Kubernetes’ Role-Based Access Control allows cluster administrators to manage access to resources. This enhances security and prevents mistakes that abuse privileges. You can also segregate access rights between different users and service accounts to protect sensitive data from being viewed by unauthorized users.

3. Secrets for storing sensitive data

A Kubernetes Secret is a resource for securely storing sensitive data such as encrypted information, tokens, and passwords. In Kubernetes, secrets are commonly used to manage authentication information such as API keys, database passwords, OAuth tokens, etc. If such sensitive information is included in plain text in a Pod’s specification file or container image, it can be critical to security. So the secret information is not included in the container image, but is passed to the container via environment variables or volume mounts while running the application.

<Secrets are stored in ETCD and used as volumes and variables.>

A secret is usually defined as a base64 encoded key-value pair. Secrets are decrypted and used in the container runtime, so there is no need to implement separate decryption logic in applications that use secrets. Secrets are created independently of pods that use sensitive information. Instead, it safely stores sensitive information in a separate etcd repository, and provides it to containers when Pods need it.

Let’s create an example of a simple secret. Create and preserve a specific user’s ID and password as a secret. Suppose we have user data ‘USER_NAME=admin’, ‘PASSWORD=1f2d1e2e67df’. First, base64 encode the information as shown below.

$echo -n "admin" | base64
YWRtaW4=

$echo -n "1f2d1e2e67df" | base64
MWYyZDFlMmU2N2Rm

And then, create a YAML file that creates a secret with the encoded data. The values ​​of USER_NAME and PASSWORD are base64 encoded values, but when a pod uses them, the kubelet on the worker node decodes them and provides them to the pods and containers.

apiVersion: v1
kind: Secret
metadata:
  name: my-secret
type: Opaque
data:                                            
  USER_NAME: YWRtaW4=
  PASSWORD: MWYyZDFlMmU2N2Rm

The secret information created in this way is stored in the etcd database of the Kubernetes cluster control plane. etcd is the central datastore of the Kubernetes cluster, where several data are stored, including all Kubernetes resource information, configuration information, and runtime information. Secrets are stored base64 encoded in ETCD as well.

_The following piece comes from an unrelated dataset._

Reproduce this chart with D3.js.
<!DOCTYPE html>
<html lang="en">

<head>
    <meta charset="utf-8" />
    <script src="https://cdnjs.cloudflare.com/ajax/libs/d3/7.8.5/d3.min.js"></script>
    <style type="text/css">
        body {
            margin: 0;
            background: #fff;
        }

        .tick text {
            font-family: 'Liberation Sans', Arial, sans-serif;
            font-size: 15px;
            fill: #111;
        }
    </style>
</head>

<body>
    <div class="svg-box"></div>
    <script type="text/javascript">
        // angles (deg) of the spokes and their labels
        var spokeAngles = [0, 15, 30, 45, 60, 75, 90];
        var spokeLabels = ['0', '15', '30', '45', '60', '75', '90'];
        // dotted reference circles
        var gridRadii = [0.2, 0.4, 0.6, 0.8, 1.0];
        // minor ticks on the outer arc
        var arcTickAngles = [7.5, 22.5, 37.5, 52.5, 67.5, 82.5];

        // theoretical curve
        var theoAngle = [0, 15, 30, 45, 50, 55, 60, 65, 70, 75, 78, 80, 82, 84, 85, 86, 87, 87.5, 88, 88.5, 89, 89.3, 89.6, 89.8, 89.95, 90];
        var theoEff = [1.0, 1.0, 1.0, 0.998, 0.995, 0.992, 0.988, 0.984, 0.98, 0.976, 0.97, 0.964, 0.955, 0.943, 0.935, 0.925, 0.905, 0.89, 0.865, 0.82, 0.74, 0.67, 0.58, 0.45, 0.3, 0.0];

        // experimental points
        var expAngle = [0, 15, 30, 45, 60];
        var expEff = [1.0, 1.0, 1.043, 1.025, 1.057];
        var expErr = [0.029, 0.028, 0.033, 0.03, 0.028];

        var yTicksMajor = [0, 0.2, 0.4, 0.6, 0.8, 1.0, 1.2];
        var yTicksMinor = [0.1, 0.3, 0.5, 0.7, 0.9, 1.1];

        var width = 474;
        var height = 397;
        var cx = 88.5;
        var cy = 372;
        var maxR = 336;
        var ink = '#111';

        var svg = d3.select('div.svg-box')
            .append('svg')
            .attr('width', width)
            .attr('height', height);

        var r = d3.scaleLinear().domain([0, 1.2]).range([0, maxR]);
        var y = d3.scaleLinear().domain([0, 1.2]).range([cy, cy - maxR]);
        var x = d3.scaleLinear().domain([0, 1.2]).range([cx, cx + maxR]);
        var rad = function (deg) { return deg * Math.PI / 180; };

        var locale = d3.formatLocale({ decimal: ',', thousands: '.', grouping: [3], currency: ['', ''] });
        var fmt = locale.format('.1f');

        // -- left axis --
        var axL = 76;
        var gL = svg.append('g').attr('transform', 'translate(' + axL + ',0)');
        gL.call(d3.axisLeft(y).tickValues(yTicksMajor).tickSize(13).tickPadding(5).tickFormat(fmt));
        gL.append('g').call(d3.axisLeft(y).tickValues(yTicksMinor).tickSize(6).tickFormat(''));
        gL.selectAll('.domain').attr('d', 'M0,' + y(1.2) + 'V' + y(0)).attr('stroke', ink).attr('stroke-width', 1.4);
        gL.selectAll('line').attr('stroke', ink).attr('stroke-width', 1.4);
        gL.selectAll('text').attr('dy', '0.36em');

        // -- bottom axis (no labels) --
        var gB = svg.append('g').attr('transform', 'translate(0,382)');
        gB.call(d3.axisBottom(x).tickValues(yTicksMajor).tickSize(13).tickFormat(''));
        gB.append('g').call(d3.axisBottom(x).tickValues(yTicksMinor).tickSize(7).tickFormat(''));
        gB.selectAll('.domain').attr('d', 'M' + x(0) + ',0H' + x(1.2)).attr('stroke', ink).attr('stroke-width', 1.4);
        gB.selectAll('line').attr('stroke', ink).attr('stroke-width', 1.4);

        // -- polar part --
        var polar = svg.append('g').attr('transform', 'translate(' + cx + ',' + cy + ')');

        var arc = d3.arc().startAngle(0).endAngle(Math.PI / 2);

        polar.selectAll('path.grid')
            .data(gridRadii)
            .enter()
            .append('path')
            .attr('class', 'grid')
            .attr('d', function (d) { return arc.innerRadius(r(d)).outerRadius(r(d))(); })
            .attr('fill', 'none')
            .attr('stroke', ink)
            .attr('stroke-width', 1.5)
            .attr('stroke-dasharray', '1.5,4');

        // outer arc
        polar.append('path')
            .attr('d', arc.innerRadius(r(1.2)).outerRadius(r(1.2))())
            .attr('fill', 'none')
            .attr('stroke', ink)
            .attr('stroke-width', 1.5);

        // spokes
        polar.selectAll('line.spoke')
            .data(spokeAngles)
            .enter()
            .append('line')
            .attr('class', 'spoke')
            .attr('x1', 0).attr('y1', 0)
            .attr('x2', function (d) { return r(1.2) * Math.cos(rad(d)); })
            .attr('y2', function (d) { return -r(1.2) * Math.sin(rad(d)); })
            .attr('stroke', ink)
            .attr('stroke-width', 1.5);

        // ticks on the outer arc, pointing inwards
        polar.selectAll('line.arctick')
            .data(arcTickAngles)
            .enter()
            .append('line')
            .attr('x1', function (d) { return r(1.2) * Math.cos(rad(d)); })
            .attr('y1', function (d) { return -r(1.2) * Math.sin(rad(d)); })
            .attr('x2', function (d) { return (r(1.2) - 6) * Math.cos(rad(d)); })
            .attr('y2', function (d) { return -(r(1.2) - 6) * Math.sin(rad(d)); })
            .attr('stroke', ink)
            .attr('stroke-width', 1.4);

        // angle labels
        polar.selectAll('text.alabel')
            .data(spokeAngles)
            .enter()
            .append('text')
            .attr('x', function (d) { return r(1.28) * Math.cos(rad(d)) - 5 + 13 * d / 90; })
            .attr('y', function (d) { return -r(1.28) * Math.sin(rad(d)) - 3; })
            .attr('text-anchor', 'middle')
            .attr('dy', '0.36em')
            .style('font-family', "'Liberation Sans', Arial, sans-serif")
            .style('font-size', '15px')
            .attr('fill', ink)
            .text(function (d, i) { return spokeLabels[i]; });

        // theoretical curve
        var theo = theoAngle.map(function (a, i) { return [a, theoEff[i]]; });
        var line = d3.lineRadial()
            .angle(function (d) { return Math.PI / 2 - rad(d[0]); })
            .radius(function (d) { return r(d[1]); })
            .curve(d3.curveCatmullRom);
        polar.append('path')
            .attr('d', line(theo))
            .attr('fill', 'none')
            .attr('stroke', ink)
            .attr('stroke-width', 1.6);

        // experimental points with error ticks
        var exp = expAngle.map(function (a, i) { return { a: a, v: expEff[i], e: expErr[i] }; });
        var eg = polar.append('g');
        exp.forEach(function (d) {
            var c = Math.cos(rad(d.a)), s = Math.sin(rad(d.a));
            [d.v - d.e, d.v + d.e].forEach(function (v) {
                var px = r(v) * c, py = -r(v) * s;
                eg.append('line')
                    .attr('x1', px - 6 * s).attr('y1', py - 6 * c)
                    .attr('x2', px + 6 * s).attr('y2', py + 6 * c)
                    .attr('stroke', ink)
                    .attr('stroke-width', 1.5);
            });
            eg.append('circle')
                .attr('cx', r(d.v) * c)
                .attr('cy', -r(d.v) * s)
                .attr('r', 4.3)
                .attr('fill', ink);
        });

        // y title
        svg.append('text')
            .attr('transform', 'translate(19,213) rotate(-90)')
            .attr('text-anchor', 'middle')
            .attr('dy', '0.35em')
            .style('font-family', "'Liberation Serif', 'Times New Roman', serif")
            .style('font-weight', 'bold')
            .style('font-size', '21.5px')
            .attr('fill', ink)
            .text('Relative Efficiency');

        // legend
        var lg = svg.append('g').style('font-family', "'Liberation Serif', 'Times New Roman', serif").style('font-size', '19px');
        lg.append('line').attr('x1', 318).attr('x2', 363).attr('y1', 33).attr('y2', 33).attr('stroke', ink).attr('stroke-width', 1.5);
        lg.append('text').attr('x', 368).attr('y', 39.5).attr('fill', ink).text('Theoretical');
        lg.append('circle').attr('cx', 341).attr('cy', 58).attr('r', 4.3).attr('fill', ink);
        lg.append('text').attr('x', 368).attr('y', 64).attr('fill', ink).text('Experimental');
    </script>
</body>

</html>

Note that Secret uses encoding and decoding rather than encryption. Thus it is not a perfect data protection method. Therefore, additional security measures are required.

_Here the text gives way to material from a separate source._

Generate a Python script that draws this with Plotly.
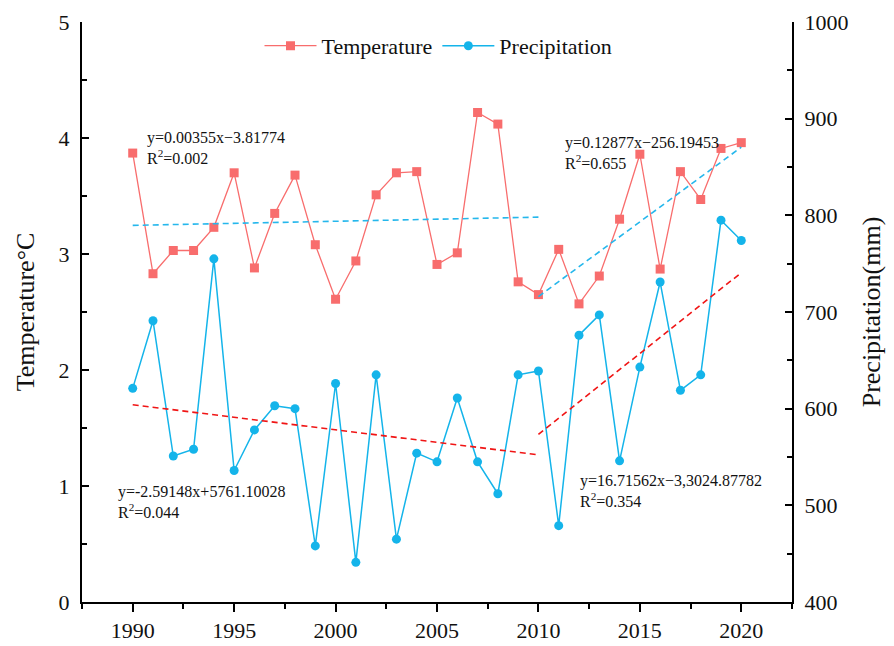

For example, you can use the RBAC you learned earlier to limit access to and use of Secrets to the only authorized users. You can also use a separate encryption plugin to fully encrypt your secret data. This requires an external service such as Key Management Service (KMS).

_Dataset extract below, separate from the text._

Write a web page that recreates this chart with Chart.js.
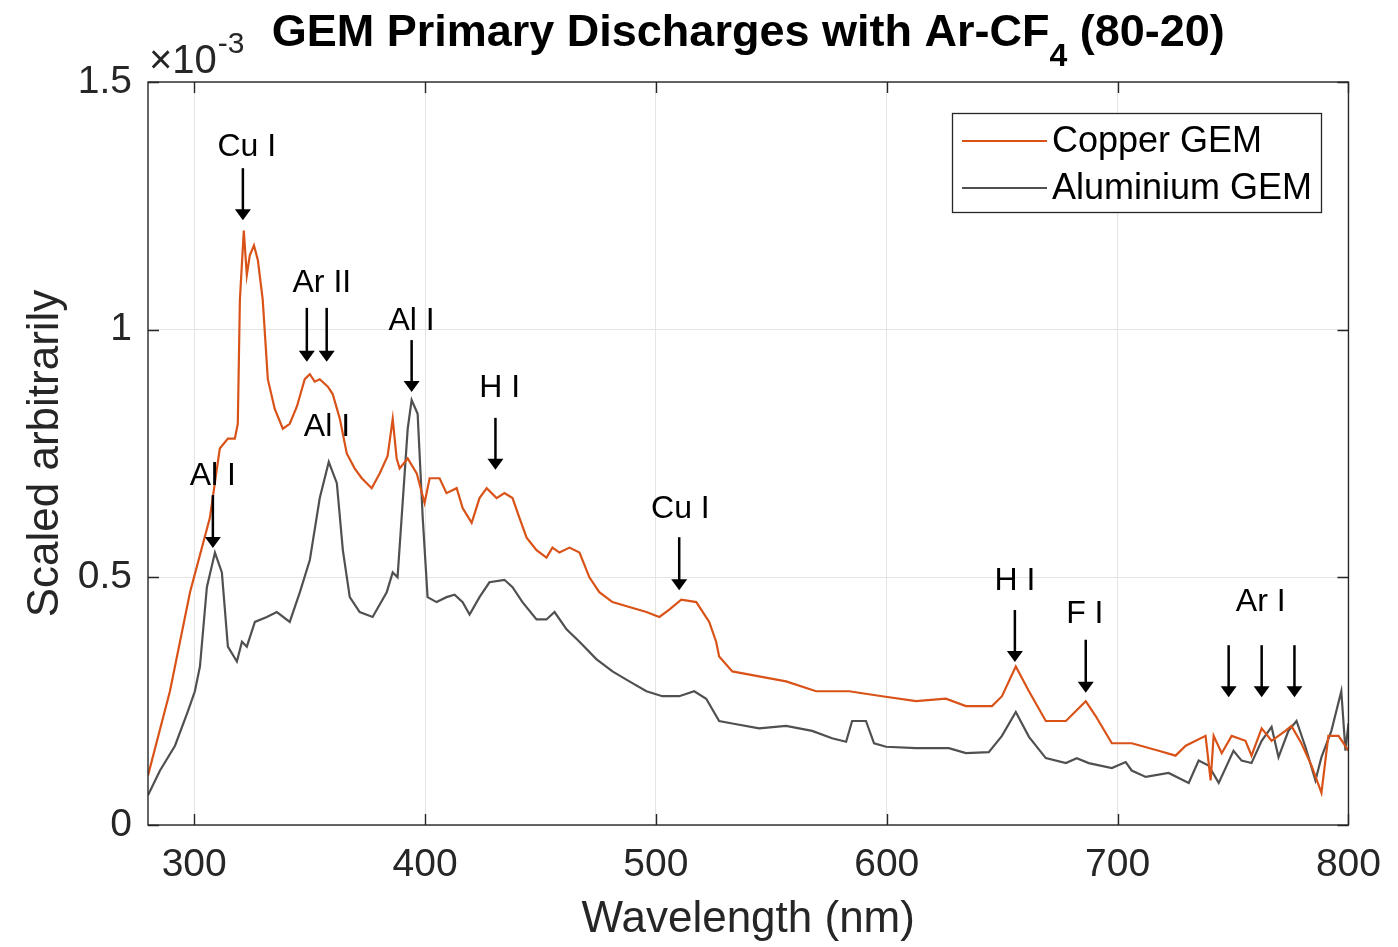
<!DOCTYPE html>
<html>
<head>
<meta charset="utf-8">
<title>GEM Primary Discharges with Ar-CF4 (80-20)</title>
<script src="https://cdn.jsdelivr.net/npm/chart.js@4.4.1/dist/chart.umd.min.js"></script>
<style>
    html, body { margin: 0; padding: 0; background: #fff; }
</style>
</head>
<body>
<canvas id="chart" width="1398" height="947"></canvas>
<script>
// values are in units of 1e-3 (the axis shows x10^-3)
const copperNm = [280, 289.5, 298.2, 306.8, 311.1, 314.6, 317.6, 318.9, 319.8, 321.5,
    322.8, 324.1, 325.9, 327.6, 329.7, 331.9, 334.9, 338.4, 341.4, 344.5,
    347.9, 350.1, 352.2, 354.4, 357.9, 360.0, 363.1, 366.1, 369.5, 372.6,
    376.9, 380.4, 383.8, 386.0, 387.7, 389.0, 392.5, 396.4, 399.8, 402.0,
    406.3, 409.3, 413.7, 416.3, 420.2, 423.6, 426.7, 431.0, 434.4, 437.9,
    440.9, 444.0, 448.3, 452.6, 455.2, 458.2, 462.6, 466.9, 471.2, 475.5,
    481.2, 488.5, 495.9, 501.5, 505.8, 511.0, 517.5, 523.1, 526.1, 527.4,
    533.1, 544.7, 556.4, 569.4, 583.7, 598.0, 612.7, 625.6, 634.3, 645.6,
    649.9, 655.9, 661.6, 668.9, 677.6, 686.2, 690.5, 697.5, 706.1, 717.8,
    725.1, 729.5, 738.1, 740.3, 741.6, 745.1, 749.4, 755.4, 758.0, 762.4,
    766.7, 772.7, 775.3, 779.6, 784.0, 788.3, 791.3, 795.7, 800];
const copperVal = [0.10, 0.27, 0.47, 0.62, 0.76, 0.78, 0.78, 0.81, 1.06, 1.20,
    1.11, 1.15, 1.17, 1.14, 1.06, 0.90, 0.84, 0.80, 0.81, 0.845,
    0.90, 0.91, 0.895, 0.90, 0.885, 0.87, 0.82, 0.75, 0.72, 0.70,
    0.68, 0.71, 0.745, 0.82, 0.74, 0.72, 0.74, 0.71, 0.65, 0.70,
    0.70, 0.67, 0.68, 0.64, 0.61, 0.66, 0.68, 0.66, 0.67, 0.66,
    0.62, 0.58, 0.555, 0.54, 0.56, 0.55, 0.56, 0.55, 0.50, 0.47,
    0.45, 0.44, 0.43, 0.42, 0.435, 0.455, 0.45, 0.41, 0.37, 0.34,
    0.31, 0.30, 0.29, 0.27, 0.27, 0.26, 0.25, 0.255, 0.24, 0.24,
    0.26, 0.32, 0.27, 0.21, 0.21, 0.25, 0.22, 0.165, 0.165, 0.15,
    0.14, 0.16, 0.18, 0.09, 0.18, 0.145, 0.18, 0.17, 0.14, 0.195,
    0.17, 0.19, 0.20, 0.165, 0.12, 0.065, 0.18, 0.18, 0.15];

const aluminiumNm = [280, 285.2, 291.7, 297.3, 300.3, 302.5, 305.5, 309.0, 312.0, 314.6,
    318.5, 320.7, 322.8, 326.3, 331.5, 335.8, 341.4, 345.8, 350.1, 354.4,
    358.3, 361.8, 364.4, 367.4, 371.7, 377.3, 383.4, 386.0, 388.1, 390.3,
    392.5, 394.2, 396.8, 399.0, 401.1, 405.0, 409.3, 412.8, 416.3, 419.3,
    423.6, 427.9, 434.4, 437.9, 442.2, 448.3, 452.6, 456.1, 461.3, 466.9,
    474.2, 481.2, 488.5, 495.9, 502.8, 510.1, 516.6, 521.8, 527.4, 533.1,
    544.7, 556.4, 567.7, 576.3, 582.4, 585.0, 591.0, 594.5, 599.7, 612.7,
    626.9, 634.3, 644.2, 649.9, 655.9, 661.6, 668.9, 677.6, 682.3, 687.5,
    697.5, 703.5, 706.1, 712.2, 722.1, 730.8, 735.1, 739.4, 743.8, 750.2,
    753.7, 758.0, 762.4, 766.7, 769.7, 774.0, 777.5, 781.4, 785.7, 788.3,
    792.6, 796.9, 798.7, 800];
const aluminiumVal = [0.06, 0.11, 0.16, 0.23, 0.27, 0.32, 0.48, 0.55, 0.51, 0.36,
    0.33, 0.37, 0.36, 0.41, 0.42, 0.43, 0.41, 0.47, 0.535, 0.66,
    0.733, 0.69, 0.555, 0.46, 0.43, 0.42, 0.47, 0.51, 0.50, 0.65,
    0.80, 0.858, 0.83, 0.62, 0.46, 0.45, 0.46, 0.465, 0.45, 0.425,
    0.46, 0.49, 0.495, 0.48, 0.45, 0.415, 0.415, 0.43, 0.395, 0.37,
    0.335, 0.31, 0.29, 0.27, 0.26, 0.26, 0.27, 0.255, 0.21, 0.205,
    0.195, 0.20, 0.19, 0.175, 0.168, 0.21, 0.21, 0.165, 0.158, 0.155,
    0.155, 0.145, 0.147, 0.18, 0.228, 0.178, 0.135, 0.125, 0.135, 0.125,
    0.115, 0.127, 0.11, 0.097, 0.105, 0.085, 0.13, 0.12, 0.085, 0.15,
    0.13, 0.125, 0.17, 0.198, 0.137, 0.19, 0.21, 0.157, 0.09, 0.137,
    0.19, 0.27, 0.15, 0.205];

const xTicks = [300, 400, 500, 600, 700, 800];
const yTicks = [0, 0.5, 1, 1.5];
const seriesNames = ["Copper GEM", "Aluminium GEM"];

// line identifications: text, where the text sits, arrow wavelengths and arrow span
const peakNames = ["Cu I", "Ar II", "Al I", "H I", "Cu I", "H I", "F I", "Ar I", "Al I", "Al I"];
const peakTextNm = [322.8, 355.3, 394.2, 432.3, 510.6, 655.5, 685.8, 762.0, 308.1, 357.5];
const peakTextVal = [1.369, 1.094, 1.018, 0.882, 0.638, 0.493, 0.426, 0.450, 0.705, 0.804];
const peakArrowNm = [[321.1], [348.8, 357.4], [394.2], [430.5], [510.1], [655.5], [686.2], [748.1, 762.4, 776.6], [308.1], []];
const peakArrowTop = [1.326, 1.044, 0.979, 0.822, 0.581, 0.434, 0.374, 0.363, 0.666, 0];
const peakArrowTip = [1.221, 0.935, 0.874, 0.717, 0.474, 0.329, 0.267, 0.258, 0.559, 0];

const FONT = "\"Liberation Sans\", Arial, Helvetica, sans-serif";
const AXIS_COLOR = "#262626";

document.addEventListener("DOMContentLoaded", function() {
    const matlabLook = {
        id: "matlabLook",
        afterDraw(chart) {
            const ctx = chart.ctx;
            const area = chart.chartArea;
            const xs = chart.scales.x;
            const ys = chart.scales.y;
            ctx.save();

            // box and inward ticks on all four sides
            ctx.strokeStyle = AXIS_COLOR;
            ctx.lineWidth = 1.4;
            ctx.strokeRect(area.left, area.top, area.right - area.left, area.bottom - area.top);
            ctx.beginPath();
            xTicks.forEach(v => {
                const px = Math.round(xs.getPixelForValue(v)) + 0.5;
                ctx.moveTo(px, area.bottom); ctx.lineTo(px, area.bottom - 11);
                ctx.moveTo(px, area.top); ctx.lineTo(px, area.top + 11);
            });
            yTicks.forEach(v => {
                const py = Math.round(ys.getPixelForValue(v)) + 0.5;
                ctx.moveTo(area.left, py); ctx.lineTo(area.left + 11, py);
                ctx.moveTo(area.right, py); ctx.lineTo(area.right - 11, py);
            });
            ctx.stroke();

            // peak labels and arrows
            ctx.fillStyle = "#000";
            ctx.strokeStyle = "#000";
            ctx.font = "32px " + FONT;
            ctx.textAlign = "center";
            ctx.textBaseline = "middle";
            for (let i = 0; i < peakNames.length; i++) {
                ctx.fillText(peakNames[i], xs.getPixelForValue(peakTextNm[i]), ys.getPixelForValue(peakTextVal[i]));
                const top = ys.getPixelForValue(peakArrowTop[i]);
                const tip = ys.getPixelForValue(peakArrowTip[i]);
                peakArrowNm[i].forEach(nm => {
                    const px = xs.getPixelForValue(nm);
                    ctx.lineWidth = 2.5;
                    ctx.beginPath();
                    ctx.moveTo(px, top);
                    ctx.lineTo(px, tip - 8);
                    ctx.stroke();
                    ctx.beginPath();
                    ctx.moveTo(px - 8, tip - 11);
                    ctx.lineTo(px + 8, tip - 11);
                    ctx.lineTo(px, tip);
                    ctx.closePath();
                    ctx.fill();
                });
            }

            // legend box, top right inside the axes
            const lx = 952, ly = 113, lw = 369, lh = 99;
            ctx.fillStyle = "#fff";
            ctx.fillRect(lx, ly, lw, lh);
            ctx.strokeStyle = AXIS_COLOR;
            ctx.lineWidth = 1.3;
            ctx.strokeRect(lx + 0.5, ly + 0.5, lw, lh);
            ctx.font = "36px " + FONT;
            ctx.textAlign = "left";
            chart.data.datasets.forEach((ds, i) => {
                const rowY = ly + 28 + i * 47;
                ctx.strokeStyle = ds.borderColor;
                ctx.lineWidth = 2;
                ctx.beginPath();
                ctx.moveTo(lx + 10, rowY);
                ctx.lineTo(lx + 95, rowY);
                ctx.stroke();
                ctx.fillStyle = "#000";
                ctx.fillText(ds.label, lx + 100, rowY + 1);
            });

            // exponent marker above the y axis
            ctx.fillStyle = AXIS_COLOR;
            ctx.textBaseline = "alphabetic";
            ctx.font = "40px " + FONT;
            ctx.fillText("\u00d710", area.left + 1, 73);
            const baseW = ctx.measureText("\u00d710").width;
            ctx.font = "30px " + FONT;
            ctx.fillText("-3", area.left + 2 + baseW, 53);

            // title with subscript 4
            const bold = "bold 45px " + FONT;
            const sub = "bold 32px " + FONT;
            const partA = "GEM Primary Discharges with Ar-CF";
            const partB = "4";
            const partC = " (80-20)";
            ctx.font = bold;
            const wA = ctx.measureText(partA).width;
            const wC = ctx.measureText(partC).width;
            ctx.font = sub;
            const wB = ctx.measureText(partB).width;
            let tx = (area.left + area.right) / 2 - (wA + wB + wC) / 2;
            ctx.fillStyle = "#000";
            ctx.font = bold;
            ctx.fillText(partA, tx, 46);
            tx += wA;
            ctx.font = sub;
            ctx.fillText(partB, tx, 66);
            tx += wB;
            ctx.font = bold;
            ctx.fillText(partC, tx, 46);

            ctx.restore();
        }
    };

    const copperPoints = copperNm.map((nm, i) => ({ x: nm, y: copperVal[i] }));
    const aluminiumPoints = aluminiumNm.map((nm, i) => ({ x: nm, y: aluminiumVal[i] }));

    new Chart(document.getElementById("chart"), {
        type: "line",
        data: {
            datasets: [
                { label: seriesNames[0], data: copperPoints, borderColor: "#D95319", borderWidth: 2.2, pointRadius: 0, tension: 0 },
                { label: seriesNames[1], data: aluminiumPoints, borderColor: "#505050", borderWidth: 2.2, pointRadius: 0, tension: 0 }
            ]
        },
        options: {
            responsive: false,
            animation: false,
            layout: { padding: { top: 82, right: 48, bottom: 0, left: 0 } },
            plugins: {
                legend: { display: false },
                title: { display: false },
                tooltip: { enabled: false }
            },
            scales: {
                x: {
                    type: "linear",
                    min: 280,
                    max: 800,
                    afterBuildTicks: scale => { scale.ticks = xTicks.map(v => ({ value: v })); },
                    afterFit: scale => { scale.height = 122; },
                    grid: { color: "#e4e4e4", lineWidth: 1, drawTicks: false },
                    border: { display: false },
                    ticks: { padding: 17, color: AXIS_COLOR, font: { family: FONT, size: 39 }, maxRotation: 0, callback: v => String(v) },
                    title: { display: true, text: "Wavelength (nm)", color: AXIS_COLOR, font: { family: FONT, size: 44 }, padding: { top: 0, bottom: 1 } }
                },
                y: {
                    min: 0,
                    max: 1.5,
                    afterBuildTicks: scale => { scale.ticks = yTicks.map(v => ({ value: v })); },
                    afterFit: scale => { scale.width = 148; },
                    grid: { color: "#e4e4e4", lineWidth: 1, drawTicks: false },
                    border: { display: false },
                    ticks: { padding: 16, color: AXIS_COLOR, font: { family: FONT, size: 39 }, callback: v => String(v) },
                    title: { display: true, text: "Scaled arbitrarily", color: AXIS_COLOR, font: { family: FONT, size: 44 }, padding: { top: 19, bottom: 0 } }
                }
            }
        },
        plugins: [matlabLook]
    });
});
</script>
</body>
</html>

In summary, Secrets are an important tool for securing and managing sensitive information used by applications. Secrets prevent many security vulnerabilities by protecting sensitive information within your Kubernetes cluster.

So far, we’ve covered the basic features for securing Kubernetes. Indeed, security in Kubernetes is a vast topic, but this article has introduced three of the most basic key areas. Make good use of these three security features to ensure basic Kubernetes security.